◆ Source material
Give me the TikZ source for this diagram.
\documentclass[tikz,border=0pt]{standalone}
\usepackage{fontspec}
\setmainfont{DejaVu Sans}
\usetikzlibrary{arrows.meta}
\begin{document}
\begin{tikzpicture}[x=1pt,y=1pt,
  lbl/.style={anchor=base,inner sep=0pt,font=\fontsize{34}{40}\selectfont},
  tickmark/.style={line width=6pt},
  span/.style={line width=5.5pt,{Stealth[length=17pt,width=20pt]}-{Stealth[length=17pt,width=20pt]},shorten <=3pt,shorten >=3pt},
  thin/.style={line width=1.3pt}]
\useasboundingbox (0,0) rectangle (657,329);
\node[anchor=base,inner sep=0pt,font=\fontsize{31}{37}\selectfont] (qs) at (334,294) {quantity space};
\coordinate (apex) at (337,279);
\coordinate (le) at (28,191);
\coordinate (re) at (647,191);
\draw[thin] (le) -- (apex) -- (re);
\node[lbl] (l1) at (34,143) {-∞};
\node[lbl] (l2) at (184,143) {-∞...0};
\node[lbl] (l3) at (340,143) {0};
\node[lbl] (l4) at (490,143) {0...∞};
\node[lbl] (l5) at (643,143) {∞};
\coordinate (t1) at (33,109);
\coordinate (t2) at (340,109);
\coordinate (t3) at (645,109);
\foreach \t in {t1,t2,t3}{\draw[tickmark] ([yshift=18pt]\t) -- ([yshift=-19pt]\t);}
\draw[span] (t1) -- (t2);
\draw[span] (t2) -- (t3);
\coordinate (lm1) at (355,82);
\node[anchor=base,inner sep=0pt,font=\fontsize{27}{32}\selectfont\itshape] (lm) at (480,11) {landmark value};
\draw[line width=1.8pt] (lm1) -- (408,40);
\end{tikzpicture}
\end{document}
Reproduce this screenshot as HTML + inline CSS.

◆ Exercise prompt
Pull out every line of the entries that includes the word "this".

◆ Reply
Give me the TikZ source for this diagram.
Reproduce this screenshot as HTML + inline CSS.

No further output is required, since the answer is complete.